Though the foundational structure of independents may be similar, there are many important aspects for advisors to consider as “make it or break it” propositions. 

 Here’s what you really need to look out for – 

 While some independents offer partnership opportunities to prospective advisors, it’s a market out there and not all independent dealer equity offerings are created equal.  Here are the top two mistakes we see and how to avoid them:

Profits over AUM, all day, every day.

Don’t conclude that a firm is profitable just because it advertises a high AUM (asset under management).

Danny Popescu explains the value in your equity comes from the firm’s future cash flows (the profits) and unfortunately, firms that derive their revenues primarily from their IIROC dealerships which operate on thin margins.  If you want to get into the hotel business, you’re not going to invest in a hotel with 1000 rooms just because it is the largest hotel. It would be smarter to invest in a hotel with 300 rooms if that business is more profitable. 

Late entry.  

If you’re looking for your firm ownership equity to grow, should you join a dealer with $20 billion in AUM or $5 billion in AUM?  The $20 billion firm needs to reach $40 billion for your equity value to approximately double as opposed to only $10 billion by joining the lower AUM firm.
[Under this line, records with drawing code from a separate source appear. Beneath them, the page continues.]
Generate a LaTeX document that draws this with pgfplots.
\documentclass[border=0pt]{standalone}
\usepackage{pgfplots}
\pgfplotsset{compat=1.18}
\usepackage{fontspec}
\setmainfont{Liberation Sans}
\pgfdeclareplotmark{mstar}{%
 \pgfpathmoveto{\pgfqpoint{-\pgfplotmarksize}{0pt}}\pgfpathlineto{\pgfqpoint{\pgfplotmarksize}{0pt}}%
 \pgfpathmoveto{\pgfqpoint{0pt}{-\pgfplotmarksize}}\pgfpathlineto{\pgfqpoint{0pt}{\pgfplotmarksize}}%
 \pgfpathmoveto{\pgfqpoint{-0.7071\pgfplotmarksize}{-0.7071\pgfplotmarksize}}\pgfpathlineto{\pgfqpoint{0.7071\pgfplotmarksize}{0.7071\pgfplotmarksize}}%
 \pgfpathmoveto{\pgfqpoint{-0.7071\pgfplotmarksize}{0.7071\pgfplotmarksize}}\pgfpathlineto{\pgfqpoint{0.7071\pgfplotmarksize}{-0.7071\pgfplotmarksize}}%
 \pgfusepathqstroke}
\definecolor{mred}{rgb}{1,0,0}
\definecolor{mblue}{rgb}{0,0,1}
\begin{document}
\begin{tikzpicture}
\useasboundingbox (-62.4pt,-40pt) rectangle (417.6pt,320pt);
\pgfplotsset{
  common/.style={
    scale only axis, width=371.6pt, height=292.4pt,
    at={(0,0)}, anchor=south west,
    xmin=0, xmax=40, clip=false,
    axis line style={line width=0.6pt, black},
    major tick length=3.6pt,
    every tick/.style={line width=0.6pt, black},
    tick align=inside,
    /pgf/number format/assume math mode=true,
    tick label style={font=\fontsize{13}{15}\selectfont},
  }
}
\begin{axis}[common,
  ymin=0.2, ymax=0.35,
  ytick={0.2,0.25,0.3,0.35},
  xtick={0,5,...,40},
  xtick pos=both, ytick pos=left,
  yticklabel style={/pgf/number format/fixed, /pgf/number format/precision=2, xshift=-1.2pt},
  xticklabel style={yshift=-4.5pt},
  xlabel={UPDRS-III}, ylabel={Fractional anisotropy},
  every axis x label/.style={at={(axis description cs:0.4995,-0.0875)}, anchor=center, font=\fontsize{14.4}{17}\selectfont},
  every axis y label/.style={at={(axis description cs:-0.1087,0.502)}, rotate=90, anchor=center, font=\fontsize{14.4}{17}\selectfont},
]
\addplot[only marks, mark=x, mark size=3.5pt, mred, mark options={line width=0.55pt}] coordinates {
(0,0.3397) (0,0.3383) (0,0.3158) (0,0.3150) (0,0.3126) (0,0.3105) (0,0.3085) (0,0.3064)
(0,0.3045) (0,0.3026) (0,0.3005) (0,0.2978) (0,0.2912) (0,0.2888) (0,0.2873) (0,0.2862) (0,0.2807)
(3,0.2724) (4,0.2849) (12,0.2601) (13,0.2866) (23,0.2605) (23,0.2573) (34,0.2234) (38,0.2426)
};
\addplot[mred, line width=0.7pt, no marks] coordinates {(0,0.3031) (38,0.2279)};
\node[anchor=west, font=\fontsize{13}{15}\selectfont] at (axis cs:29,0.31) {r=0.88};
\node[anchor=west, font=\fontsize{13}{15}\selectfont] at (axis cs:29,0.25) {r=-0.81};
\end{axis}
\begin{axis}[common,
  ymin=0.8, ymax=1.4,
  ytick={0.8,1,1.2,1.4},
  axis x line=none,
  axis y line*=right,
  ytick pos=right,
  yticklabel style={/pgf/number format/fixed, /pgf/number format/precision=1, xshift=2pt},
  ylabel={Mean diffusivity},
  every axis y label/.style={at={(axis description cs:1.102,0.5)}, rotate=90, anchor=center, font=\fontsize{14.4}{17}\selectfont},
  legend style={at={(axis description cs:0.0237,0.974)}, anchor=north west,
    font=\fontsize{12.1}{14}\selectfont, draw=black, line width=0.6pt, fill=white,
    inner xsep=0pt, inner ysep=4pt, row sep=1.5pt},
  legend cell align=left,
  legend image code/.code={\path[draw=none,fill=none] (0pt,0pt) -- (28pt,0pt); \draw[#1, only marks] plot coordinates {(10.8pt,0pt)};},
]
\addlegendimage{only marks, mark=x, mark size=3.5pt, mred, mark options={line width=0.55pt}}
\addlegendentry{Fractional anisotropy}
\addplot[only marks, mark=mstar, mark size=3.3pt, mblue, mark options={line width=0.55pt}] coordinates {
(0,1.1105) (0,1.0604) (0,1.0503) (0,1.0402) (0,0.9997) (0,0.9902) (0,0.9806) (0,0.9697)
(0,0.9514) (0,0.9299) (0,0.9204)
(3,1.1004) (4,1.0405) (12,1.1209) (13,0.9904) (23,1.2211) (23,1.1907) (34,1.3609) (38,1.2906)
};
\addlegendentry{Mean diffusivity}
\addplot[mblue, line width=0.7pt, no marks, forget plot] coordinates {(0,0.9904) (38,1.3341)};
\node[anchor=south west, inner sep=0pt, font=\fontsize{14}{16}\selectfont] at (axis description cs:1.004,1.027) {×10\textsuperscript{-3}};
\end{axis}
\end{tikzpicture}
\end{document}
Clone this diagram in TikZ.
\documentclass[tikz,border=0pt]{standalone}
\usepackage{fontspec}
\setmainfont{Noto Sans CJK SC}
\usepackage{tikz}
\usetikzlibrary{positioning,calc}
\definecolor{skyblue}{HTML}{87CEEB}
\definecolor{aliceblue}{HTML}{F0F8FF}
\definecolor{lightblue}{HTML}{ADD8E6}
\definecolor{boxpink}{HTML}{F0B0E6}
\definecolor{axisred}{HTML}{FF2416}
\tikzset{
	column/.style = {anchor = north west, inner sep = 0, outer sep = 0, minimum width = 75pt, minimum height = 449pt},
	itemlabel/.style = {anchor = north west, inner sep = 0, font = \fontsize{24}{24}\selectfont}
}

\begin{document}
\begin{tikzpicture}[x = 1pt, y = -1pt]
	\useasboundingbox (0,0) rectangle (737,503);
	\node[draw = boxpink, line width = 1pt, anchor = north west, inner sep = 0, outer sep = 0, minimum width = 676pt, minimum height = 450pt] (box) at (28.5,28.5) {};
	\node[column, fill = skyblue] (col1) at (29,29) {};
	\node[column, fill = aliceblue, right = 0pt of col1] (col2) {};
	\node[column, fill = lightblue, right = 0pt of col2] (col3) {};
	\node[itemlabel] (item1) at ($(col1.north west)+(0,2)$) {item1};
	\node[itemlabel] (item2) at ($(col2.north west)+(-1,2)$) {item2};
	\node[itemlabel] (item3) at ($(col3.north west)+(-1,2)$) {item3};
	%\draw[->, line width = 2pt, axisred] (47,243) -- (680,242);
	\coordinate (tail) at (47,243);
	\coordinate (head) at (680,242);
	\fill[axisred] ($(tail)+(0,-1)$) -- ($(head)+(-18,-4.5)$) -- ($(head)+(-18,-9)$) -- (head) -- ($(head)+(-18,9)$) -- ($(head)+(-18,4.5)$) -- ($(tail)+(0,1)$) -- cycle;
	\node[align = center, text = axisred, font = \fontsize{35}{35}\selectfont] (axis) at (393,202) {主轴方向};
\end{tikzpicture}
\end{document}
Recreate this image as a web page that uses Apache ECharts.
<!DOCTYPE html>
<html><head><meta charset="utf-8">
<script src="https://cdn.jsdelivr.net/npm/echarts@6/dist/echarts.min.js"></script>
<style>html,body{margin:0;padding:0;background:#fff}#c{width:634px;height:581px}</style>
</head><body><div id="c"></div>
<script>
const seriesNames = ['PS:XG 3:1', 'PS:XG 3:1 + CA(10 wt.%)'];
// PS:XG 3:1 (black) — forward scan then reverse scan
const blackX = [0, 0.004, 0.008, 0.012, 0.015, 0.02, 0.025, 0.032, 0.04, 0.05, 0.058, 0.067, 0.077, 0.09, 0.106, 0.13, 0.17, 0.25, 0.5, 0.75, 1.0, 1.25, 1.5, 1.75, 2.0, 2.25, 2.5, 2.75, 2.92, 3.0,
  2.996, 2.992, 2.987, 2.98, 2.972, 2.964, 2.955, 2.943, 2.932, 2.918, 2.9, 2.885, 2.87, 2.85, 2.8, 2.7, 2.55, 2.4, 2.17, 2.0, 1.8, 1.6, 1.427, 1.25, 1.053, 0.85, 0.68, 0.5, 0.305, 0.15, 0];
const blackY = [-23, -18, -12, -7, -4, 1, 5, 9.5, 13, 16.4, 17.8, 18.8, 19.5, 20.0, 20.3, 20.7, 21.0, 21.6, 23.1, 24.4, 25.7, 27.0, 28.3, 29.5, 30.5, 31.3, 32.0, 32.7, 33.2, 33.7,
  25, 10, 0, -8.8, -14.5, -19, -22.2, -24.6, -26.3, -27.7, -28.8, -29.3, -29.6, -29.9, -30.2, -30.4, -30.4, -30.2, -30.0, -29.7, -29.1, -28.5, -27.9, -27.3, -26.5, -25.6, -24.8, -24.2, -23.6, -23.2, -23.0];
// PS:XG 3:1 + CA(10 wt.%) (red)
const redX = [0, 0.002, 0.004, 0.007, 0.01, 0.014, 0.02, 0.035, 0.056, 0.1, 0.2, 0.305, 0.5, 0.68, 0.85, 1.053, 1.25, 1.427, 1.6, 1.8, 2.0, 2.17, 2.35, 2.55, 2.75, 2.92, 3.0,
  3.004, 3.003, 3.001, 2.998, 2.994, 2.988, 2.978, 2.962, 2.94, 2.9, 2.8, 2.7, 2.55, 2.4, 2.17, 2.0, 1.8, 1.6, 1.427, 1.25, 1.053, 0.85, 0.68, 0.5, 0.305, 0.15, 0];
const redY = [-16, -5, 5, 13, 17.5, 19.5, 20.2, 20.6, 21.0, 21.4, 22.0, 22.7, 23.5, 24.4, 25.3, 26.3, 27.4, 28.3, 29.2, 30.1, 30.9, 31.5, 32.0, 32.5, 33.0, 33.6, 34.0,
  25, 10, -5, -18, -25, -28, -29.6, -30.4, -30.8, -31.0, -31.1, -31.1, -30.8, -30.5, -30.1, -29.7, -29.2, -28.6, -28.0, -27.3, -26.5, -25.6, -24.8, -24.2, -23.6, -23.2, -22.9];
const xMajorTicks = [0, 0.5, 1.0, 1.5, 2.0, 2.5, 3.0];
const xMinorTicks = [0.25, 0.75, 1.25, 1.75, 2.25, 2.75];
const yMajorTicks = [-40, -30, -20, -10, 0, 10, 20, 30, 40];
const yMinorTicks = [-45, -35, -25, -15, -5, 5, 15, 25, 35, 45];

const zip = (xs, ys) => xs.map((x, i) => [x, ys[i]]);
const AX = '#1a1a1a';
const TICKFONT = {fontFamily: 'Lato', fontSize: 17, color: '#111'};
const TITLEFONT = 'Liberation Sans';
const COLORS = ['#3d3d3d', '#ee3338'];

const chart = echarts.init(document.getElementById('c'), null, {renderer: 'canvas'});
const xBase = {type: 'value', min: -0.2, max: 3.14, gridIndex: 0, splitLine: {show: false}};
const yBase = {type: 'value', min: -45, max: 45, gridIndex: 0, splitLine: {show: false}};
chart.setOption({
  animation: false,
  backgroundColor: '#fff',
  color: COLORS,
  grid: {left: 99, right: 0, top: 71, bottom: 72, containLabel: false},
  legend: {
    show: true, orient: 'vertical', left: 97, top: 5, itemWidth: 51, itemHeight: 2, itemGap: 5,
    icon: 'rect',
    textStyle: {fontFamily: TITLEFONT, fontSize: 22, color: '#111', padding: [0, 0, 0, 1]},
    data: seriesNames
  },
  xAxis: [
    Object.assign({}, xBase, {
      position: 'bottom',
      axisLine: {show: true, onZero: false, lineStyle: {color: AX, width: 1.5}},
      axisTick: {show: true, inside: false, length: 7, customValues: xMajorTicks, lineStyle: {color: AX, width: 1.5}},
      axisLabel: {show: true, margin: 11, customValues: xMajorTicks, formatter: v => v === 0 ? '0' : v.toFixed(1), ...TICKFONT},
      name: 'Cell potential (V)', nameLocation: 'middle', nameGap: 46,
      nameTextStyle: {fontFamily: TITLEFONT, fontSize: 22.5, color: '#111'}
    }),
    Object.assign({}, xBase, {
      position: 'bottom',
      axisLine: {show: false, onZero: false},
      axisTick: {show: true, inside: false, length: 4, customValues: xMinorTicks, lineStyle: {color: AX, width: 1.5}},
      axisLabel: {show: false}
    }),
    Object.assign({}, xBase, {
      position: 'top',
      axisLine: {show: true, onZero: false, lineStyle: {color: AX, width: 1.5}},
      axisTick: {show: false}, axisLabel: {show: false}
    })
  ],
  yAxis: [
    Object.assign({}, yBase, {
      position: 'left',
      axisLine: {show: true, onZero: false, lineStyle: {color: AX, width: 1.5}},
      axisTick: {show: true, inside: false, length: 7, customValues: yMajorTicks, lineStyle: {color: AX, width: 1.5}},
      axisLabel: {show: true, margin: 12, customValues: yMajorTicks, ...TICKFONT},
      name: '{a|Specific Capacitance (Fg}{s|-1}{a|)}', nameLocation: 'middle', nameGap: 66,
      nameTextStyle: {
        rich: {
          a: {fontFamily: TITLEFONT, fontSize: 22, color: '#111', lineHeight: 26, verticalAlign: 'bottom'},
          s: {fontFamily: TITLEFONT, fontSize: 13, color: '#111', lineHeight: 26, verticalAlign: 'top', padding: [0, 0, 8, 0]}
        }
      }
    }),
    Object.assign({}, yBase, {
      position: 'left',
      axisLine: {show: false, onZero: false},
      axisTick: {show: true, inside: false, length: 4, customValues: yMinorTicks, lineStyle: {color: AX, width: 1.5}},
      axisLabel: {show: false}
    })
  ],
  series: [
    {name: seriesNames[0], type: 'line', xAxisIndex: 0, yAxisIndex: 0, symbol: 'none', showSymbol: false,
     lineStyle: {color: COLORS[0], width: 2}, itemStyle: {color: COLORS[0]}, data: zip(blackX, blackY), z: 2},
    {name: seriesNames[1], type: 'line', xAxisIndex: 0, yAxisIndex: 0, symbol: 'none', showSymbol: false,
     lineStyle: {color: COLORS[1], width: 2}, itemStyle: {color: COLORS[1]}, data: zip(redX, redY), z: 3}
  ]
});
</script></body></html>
 To understand some of the common questions advisors ask before transitioning into Partnership, and to better understand what Harbourfront has to offer, take a look at our Partnership Guide. 

There is much more upside at a firm with a lower AUM than often realized. 

After having sifted through the various equity stakes scenarios, dividends are next to become top of mind. While some firms do pay dividends as a byproduct of longstanding and continuous healthy profit gains, the majority of independent firms do not pay dividends and cover this up with the convenient argument that they are reinvesting dollars back into the firm – a rather strategic excuse to mask a lack of performance. 

Due diligence plays a crucial role in leading advisors towards successful outcomes as it uncovers the often unrealized potential of some choices and the disadvantages of others.